Effect of Bankruptcy Compromise
The court addressed the defendant's argument that the Morgans’ actions in the bankruptcy proceedings, where they allegedly compromised their claim, barred them from recovering damages now. The court disagreed with this assessment, stating that the record did not conclusively establish that the Morgans' rights to recover were foreclosed as a matter of law. The court noted that issues of causation and mitigation related to the Morgans' claim warranted consideration at trial. Rather than dismissing the Morgans’ claim based on their bankruptcy actions, the court maintained that the complexities of the situation required a detailed examination of the circumstances surrounding the alleged compromise. As a result, the potential for recovery was still viable, and the court rejected the notion that the compromise automatically negated their right to seek damages from the law firm.

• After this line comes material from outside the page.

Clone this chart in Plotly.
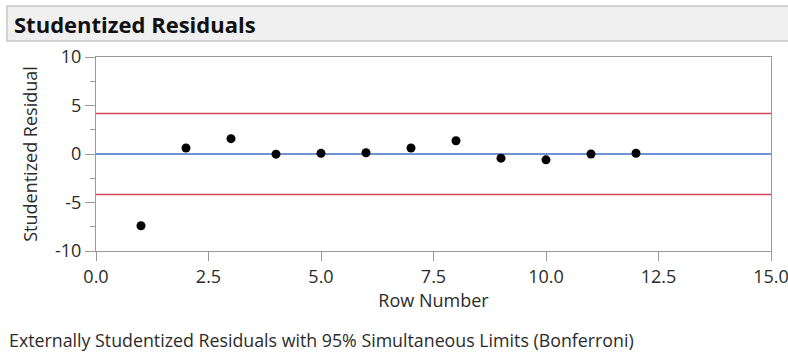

Legal Principles on Summary Judgment
The court reiterated the legal principles governing summary judgment, stating that it should only be granted when there are no genuine issues of material fact and the moving party is entitled to judgment as a matter of law. The burden of proof lies with the party seeking summary judgment, who must demonstrate that no reasonable minds could differ regarding the material facts. The court highlighted that summary judgment is not suitable for issues requiring a judicial determination of subjective factors such as intent or good faith. Moreover, the court expressed that any doubts should be resolved in favor of a trial on the merits, indicating the necessity for thorough consideration of the facts involved in the case. This framework established the basis for the court's decision to reverse the summary judgment and remand the case for further proceedings.
Conclusion and Remand
In conclusion, the court reversed the trial court's grant of summary judgment in favor of the law firm and remanded the case for further proceedings. The ruling underscored the importance of ensuring that attorneys fulfill their obligations regarding the recording of mortgage documents, as a failure to do so could significantly impact a client's legal rights. By finding that genuine issues of material fact existed, the court recognized the need for a full trial to adequately address the claims of negligence and the resulting damages alleged by the Morgans. The decision also indicated that the complexities surrounding the attorney's duty of care and the implications of the bankruptcy proceedings required further exploration in a trial setting. Therefore, the remand allowed for a comprehensive examination of all relevant evidence and issues that had been raised in the case.